Story / Bio
Tariq Luthun is a Detroit-born, Dearborn-raised community organizer, data consultant, and Emmy Award-winning poet. The son of Palestinian Muslim immigrants from Gaza, he is a Kresge Arts in Detroit fellow, and was awarded the Poetry Foundation's Ruth Lilly and Dorothy Sargent Rosenberg Fellowship.
Luthun earned his MFA in Poetry from the Program for Writers at Warren Wilson College. His poetry has appeared in multiple journals and anthologies, and has earned him such honors as being awarded Editors' Selection by Bull City Press and having been named Best of the Net by Sundress Publications. Additionally, he's been awarded multiple residencies and fellowships through spaces like the Banff Centre for the Arts, Vermont Studio Center, Kundiman, and more.

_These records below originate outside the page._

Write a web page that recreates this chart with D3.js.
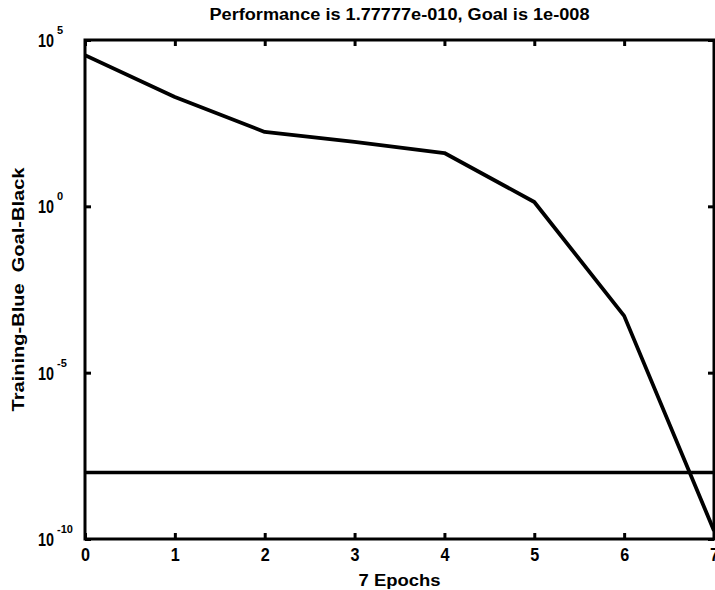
<!DOCTYPE html>
<html>
<head>
<meta charset="utf-8">
<script src="https://cdn.jsdelivr.net/npm/d3@7"></script>
<style>
  body { margin: 0; background: #fff; }
  text { font-family: "Liberation Sans", Arial, sans-serif; font-weight: bold; fill: #000; }
</style>
</head>
<body>
<div id="chart"></div>
<script>
const epochs = [0, 1, 2, 3, 4, 5, 6, 7];
const performance = [3.5e4, 1.94e3, 172, 86, 40, 1.35, 5.1e-4, 1.77777e-10];
const goal = 1e-8;
const xTicks = [0, 1, 2, 3, 4, 5, 6, 7];
const yTickExps = [5, 0, -5, -10];

const width = 715, height = 590;
const margin = { top: 40, right: 1, bottom: 51, left: 85 };
const innerW = width - margin.left - margin.right;
const innerH = height - margin.top - margin.bottom;

const svg = d3.select("#chart").append("svg")
    .attr("width", width)
    .attr("height", height);

const g = svg.append("g")
    .attr("transform", `translate(${margin.left},${margin.top})`);

const x = d3.scaleLinear().domain([0, 7]).range([0, innerW]);
const y = d3.scaleLog().domain([1e-10, 1e5]).range([innerH, 0]);

// data line + goal line, clipped to axes
g.append("clipPath").attr("id", "clip")
    .append("rect").attr("width", innerW).attr("height", innerH);

const plot = g.append("g").attr("clip-path", "url(#clip)");

plot.append("line")
    .attr("x1", 0).attr("x2", innerW)
    .attr("y1", y(goal)).attr("y2", y(goal))
    .attr("stroke", "#000").attr("stroke-width", 3.5);

const line = d3.line()
    .x((d, i) => x(epochs[i]))
    .y(d => y(d));

plot.append("path")
    .datum(performance)
    .attr("fill", "none")
    .attr("stroke", "#000")
    .attr("stroke-width", 3.8)
    .attr("stroke-linejoin", "round")
    .attr("d", line);

// box
g.append("rect")
    .attr("width", innerW).attr("height", innerH)
    .attr("fill", "none").attr("stroke", "#000").attr("stroke-width", 3);

// x ticks (inside, top and bottom)
const xAxis = d3.axisBottom(x).tickValues(xTicks).tickSize(-6).tickPadding(9).tickFormat(d3.format("d"));
const xg = g.append("g").attr("transform", `translate(0,${innerH})`).call(xAxis);
xg.select(".domain").remove();
xg.selectAll(".tick line").attr("stroke", "#000").attr("stroke-width", 3);
xg.selectAll(".tick text")
    .attr("font-family", null).attr("font-size", null)
    .style("font-size", "18px")
    .attr("textLength", 9)
    .attr("lengthAdjust", "spacingAndGlyphs");

const xTop = g.append("g").call(d3.axisTop(x).tickValues(xTicks).tickSize(-6).tickFormat(""));
xTop.select(".domain").remove();
xTop.selectAll(".tick line").attr("stroke", "#000").attr("stroke-width", 3);

// y ticks (inside, left and right)
const yVals = yTickExps.map(e => Math.pow(10, e));
const yAxis = d3.axisLeft(y).tickValues(yVals).tickSize(-6).tickFormat("");
const yg = g.append("g").call(yAxis);
yg.select(".domain").remove();
yg.selectAll(".tick line").attr("stroke", "#000").attr("stroke-width", 3);

const yRight = g.append("g").attr("transform", `translate(${innerW},0)`)
    .call(d3.axisRight(y).tickValues(yVals).tickSize(-6).tickFormat(""));
yRight.select(".domain").remove();
yRight.selectAll(".tick line").attr("stroke", "#000").attr("stroke-width", 3);

// y tick labels 10^n
yTickExps.forEach(e => {
    const ty = y(Math.pow(10, e));
    g.append("text")
        .attr("x", -47)
        .attr("y", ty + 7)
        .attr("textLength", 16)
        .attr("lengthAdjust", "spacingAndGlyphs")
        .style("font-size", "18px")
        .text("10");
    g.append("text")
        .attr("x", -28)
        .attr("y", ty - 6)
        .attr("text-anchor", "start")
        .style("font-size", "11px")
        .text(e);
});

// title
svg.append("text")
    .attr("x", margin.left + innerW / 2)
    .attr("y", 20)
    .attr("text-anchor", "middle")
    .attr("textLength", 380)
    .attr("lengthAdjust", "spacingAndGlyphs")
    .style("font-size", "16px")
    .text("Performance is 1.77777e-010, Goal is 1e-008");

// x label
svg.append("text")
    .attr("x", margin.left + innerW / 2)
    .attr("y", 586)
    .attr("text-anchor", "middle")
    .attr("textLength", 82)
    .attr("lengthAdjust", "spacingAndGlyphs")
    .style("font-size", "16px")
    .text("7 Epochs");

// y label
svg.append("text")
    .attr("transform", `translate(24,${margin.top + innerH / 2}) rotate(-90)`)
    .attr("text-anchor", "middle")
    .attr("textLength", 244)
    .attr("lengthAdjust", "spacingAndGlyphs")
    .style("font-size", "16px")
    .style("white-space", "pre")
    .text("Training-Blue  Goal-Black");
</script>
</body>
</html>
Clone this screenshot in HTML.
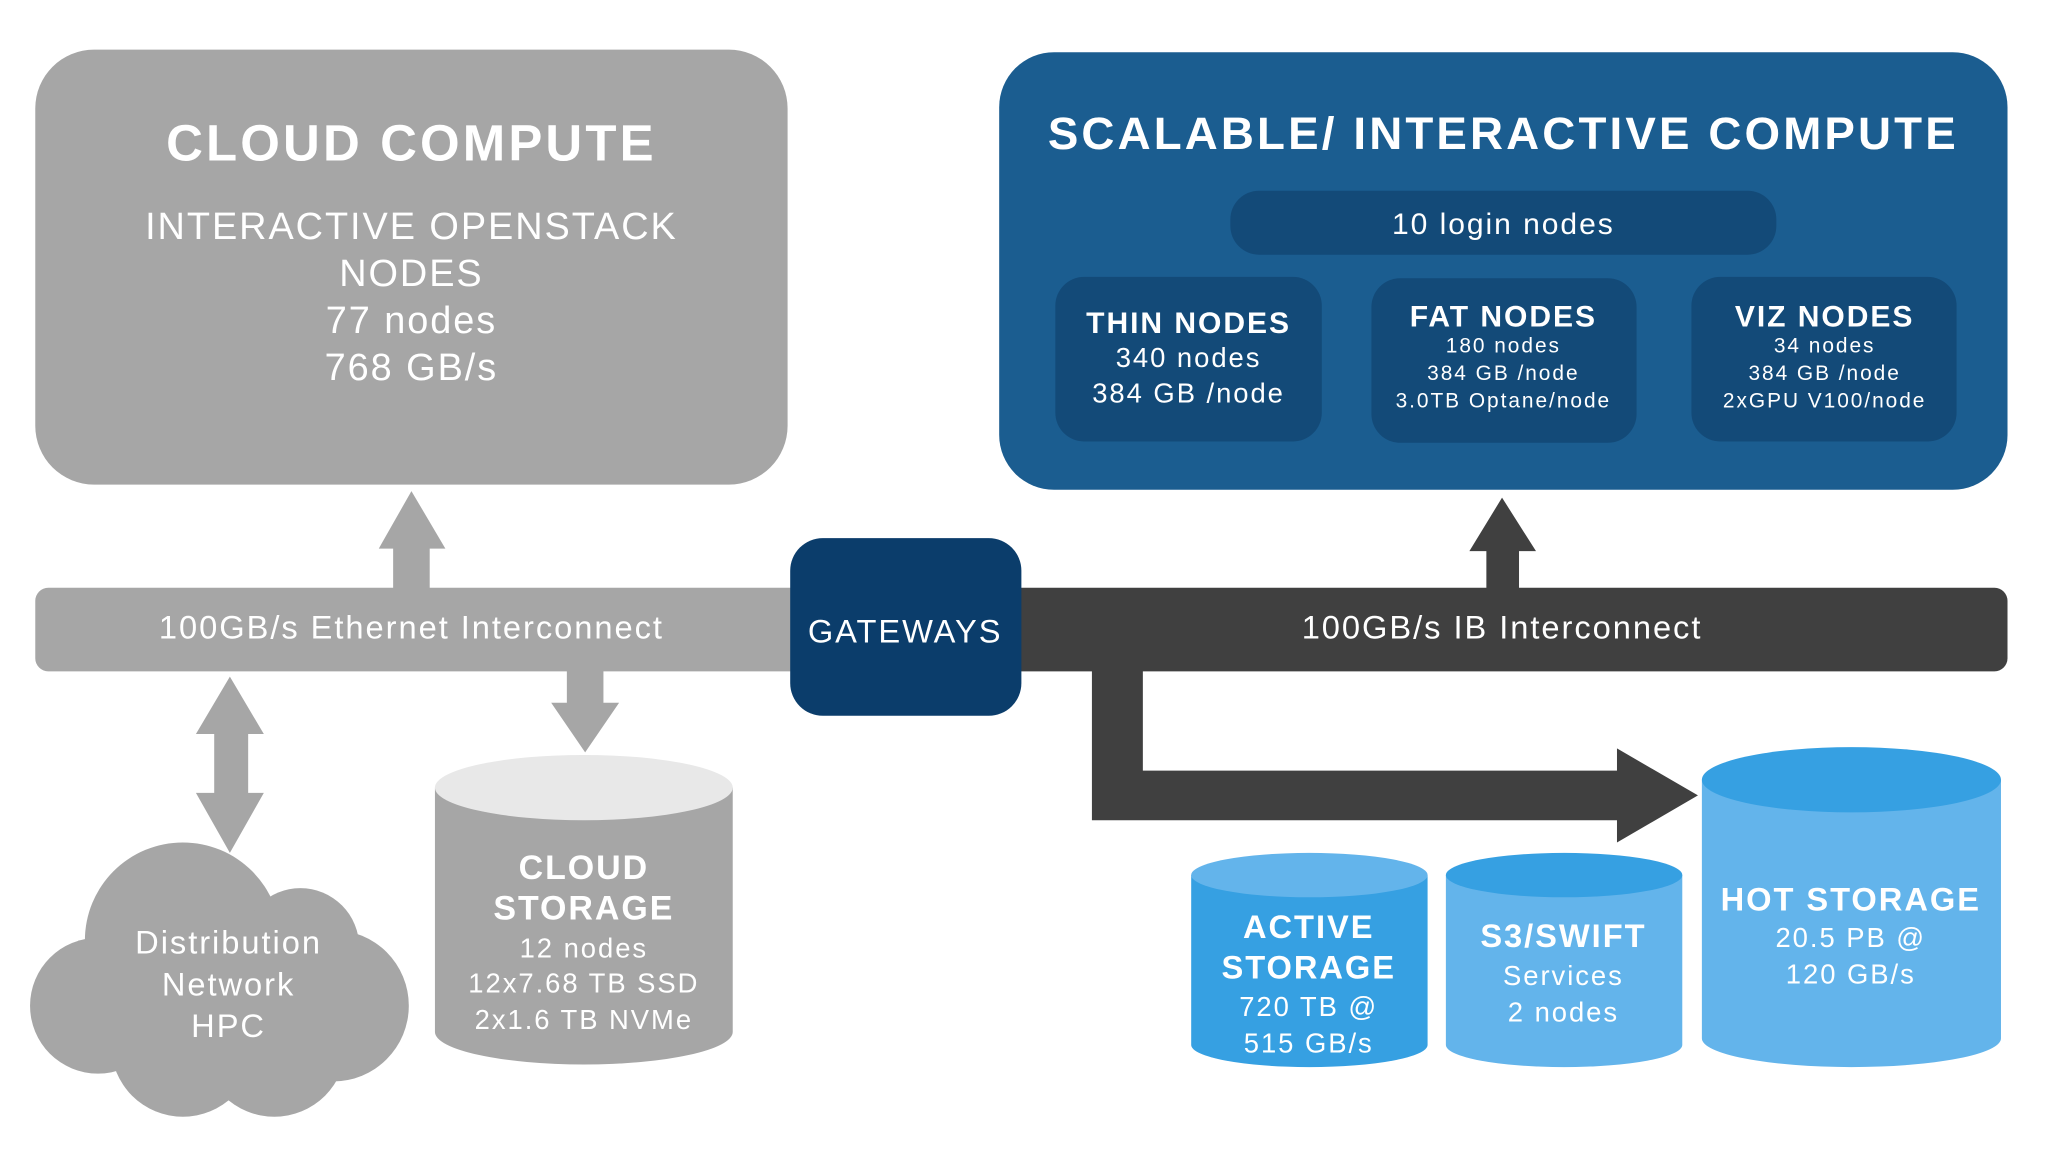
<!DOCTYPE html>
<html><head><meta charset="utf-8"><style>
html,body{margin:0;padding:0;background:#fff;}
svg{display:block;}
text{font-family:"Liberation Sans",sans-serif;fill:#fff;text-anchor:middle;letter-spacing:1.5px;}
.b{font-weight:bold;}
.t{letter-spacing:2.4px;}
</style></head><body>
<svg width="2048" height="1152" viewBox="0 0 1568 882" preserveAspectRatio="none" xmlns="http://www.w3.org/2000/svg">
<rect width="1568" height="882" fill="#fff"/>
<!-- Cloud compute -->
<rect x="27" y="38" width="576" height="333" rx="45" fill="#a6a6a6"/>
<text x="315" y="123" font-size="39" class="b t">CLOUD COMPUTE</text>
<text x="315" y="183" font-size="29">INTERACTIVE OPENSTACK</text>
<text x="315" y="219" font-size="29">NODES</text>
<text x="315" y="255" font-size="29">77 nodes</text>
<text x="315" y="291" font-size="29">768 GB/s</text>
<!-- Scalable -->
<rect x="765" y="40" width="772" height="335" rx="42" fill="#1b5d90"/>
<text x="1151" y="114" font-size="35" class="b t">SCALABLE/ INTERACTIVE COMPUTE</text>
<rect x="942" y="146" width="418" height="49" rx="22" fill="#134a78"/>
<text x="1151" y="179" font-size="23">10 login nodes</text>
<rect x="808" y="212" width="204" height="126" rx="22" fill="#134a78"/>
<rect x="1050" y="213" width="203" height="126" rx="22" fill="#134a78"/>
<rect x="1295" y="212" width="203" height="126" rx="22" fill="#134a78"/>
<text x="910" y="255" font-size="23" class="b">THIN NODES</text>
<text x="910" y="281" font-size="21">340 nodes</text>
<text x="910" y="308" font-size="21">384 GB /node</text>
<text x="1151" y="250" font-size="23" class="b">FAT NODES</text>
<text x="1151" y="270" font-size="16">180 nodes</text>
<text x="1151" y="291" font-size="16">384 GB /node</text>
<text x="1151" y="312" font-size="16">3.0TB Optane/node</text>
<text x="1397" y="250" font-size="23" class="b">VIZ NODES</text>
<text x="1397" y="270" font-size="16">34 nodes</text>
<text x="1397" y="291" font-size="16">384 GB /node</text>
<text x="1397" y="312" font-size="16">2xGPU V100/node</text>
<!-- arrows up -->
<polygon points="301,452 301,420 290,420 315,376 341,420 329,420 329,452" fill="#a6a6a6"/>
<polygon points="1138,452 1138,422 1125,422 1150,381 1176,422 1163,422 1163,452" fill="#404040"/>
<!-- bars -->
<rect x="27" y="450" width="590" height="64" rx="10" fill="#a6a6a6"/>
<rect x="770" y="450" width="767" height="64" rx="10" fill="#404040"/>
<text x="315" y="489" font-size="25">100GB/s Ethernet Interconnect</text>
<text x="1150" y="489" font-size="25">100GB/s IB Interconnect</text>
<rect x="605" y="412" width="177" height="136" rx="25" fill="#0b3d6b"/>
<text x="693" y="492" font-size="25">GATEWAYS</text>
<!-- down arrow gray -->
<polygon points="434,512 462,512 462,538 474,538 448,576 422,538 434,538" fill="#a6a6a6"/>
<!-- double arrow -->
<polygon points="176,518 202,562 190,562 190,607 202,607 176,653 150,607 164,607 164,562 150,562" fill="#a6a6a6"/>
<!-- L arrow -->
<polygon points="836,512 875,512 875,590 1238,590 1238,573 1300,609 1238,645 1238,628 836,628" fill="#404040"/>
<!-- cloud storage -->
<path d="M333,603 L333,790 A114,25 0 0 0 561,790 L561,603 Z" fill="#a6a6a6"/>
<ellipse cx="447" cy="603" rx="114" ry="25" fill="#e8e8e8"/>
<text x="447" y="673" font-size="26" class="b">CLOUD</text>
<text x="447" y="704" font-size="26" class="b">STORAGE</text>
<text x="447" y="733" font-size="21">12 nodes</text>
<text x="447" y="760" font-size="21">12x7.68 TB SSD</text>
<text x="447" y="788" font-size="21">2x1.6 TB NVMe</text>
<!-- cloud -->
<g fill="#a6a6a6">
<circle cx="140" cy="720" r="75"/>
<circle cx="230" cy="725" r="45"/>
<circle cx="75" cy="770" r="52"/>
<circle cx="255" cy="770" r="58"/>
<circle cx="140" cy="800" r="55"/>
<circle cx="210" cy="800" r="55"/>
<rect x="60" y="720" width="220" height="90"/>
</g>
<text x="175" y="730" font-size="25">Distribution</text>
<text x="175" y="762" font-size="25">Network</text>
<text x="175" y="794" font-size="25">HPC</text>
<!-- active storage -->
<path d="M912,670 L912,800 A90.5,17 0 0 0 1093,800 L1093,670 Z" fill="#36a0e2"/>
<ellipse cx="1002.5" cy="670" rx="90.5" ry="17" fill="#63b4eb"/>
<text x="1002" y="718" font-size="25" class="b">ACTIVE</text>
<text x="1002" y="749" font-size="25" class="b">STORAGE</text>
<text x="1002" y="778" font-size="21">720 TB @</text>
<text x="1002" y="806" font-size="21">515 GB/s</text>
<!-- s3 -->
<path d="M1107,670 L1107,800 A90.5,17 0 0 0 1288,800 L1288,670 Z" fill="#63b4eb"/>
<ellipse cx="1197.5" cy="670" rx="90.5" ry="17" fill="#36a0e2"/>
<text x="1197" y="725" font-size="25" class="b">S3/SWIFT</text>
<text x="1197" y="754" font-size="21">Services</text>
<text x="1197" y="782" font-size="21">2 nodes</text>
<!-- hot -->
<path d="M1303,597 L1303,795 A114.5,22 0 0 0 1532,795 L1532,597 Z" fill="#63b4eb"/>
<ellipse cx="1417.5" cy="597" rx="114.5" ry="25" fill="#36a0e2"/>
<text x="1417" y="697" font-size="25" class="b">HOT STORAGE</text>
<text x="1417" y="725" font-size="21">20.5 PB @</text>
<text x="1417" y="753" font-size="21">120 GB/s</text>
</svg>
</body></html>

Luthun has served as a community director, a board member, an editor, and an officer at various literary organizations and community non-profits. Whether its leading the SWANA Writers Caucus or serving as Vice President and Treasurer of the Offing Literary Magazine, Luthun leverages his roles to help build partnerships and craft programs, politics, and procedures in every space he enters. Most recently, he worked with a community of writers and workers to successfully reclaim a prestigious literary home, winning a legal settlement for anti-Palestinian discrimination and wrongful termination — furthering the sequence of precedents being secured in service of a more liberated front.
Since the events of Al-Aqsa Flood, Tariq has pivoted away from the literary space to spend his time focusing on local grassroots initiatives dedicated to anti-imperialism, disability justice, and workers' rights. His work has afforded him the honor of sharing stages with the likes of Kehlani, Cornel West, Hanif Abdurraqib, Omar Offendum, Theaster Gates, and more. His first collection of poetry, How The Water Holds Me, is available now.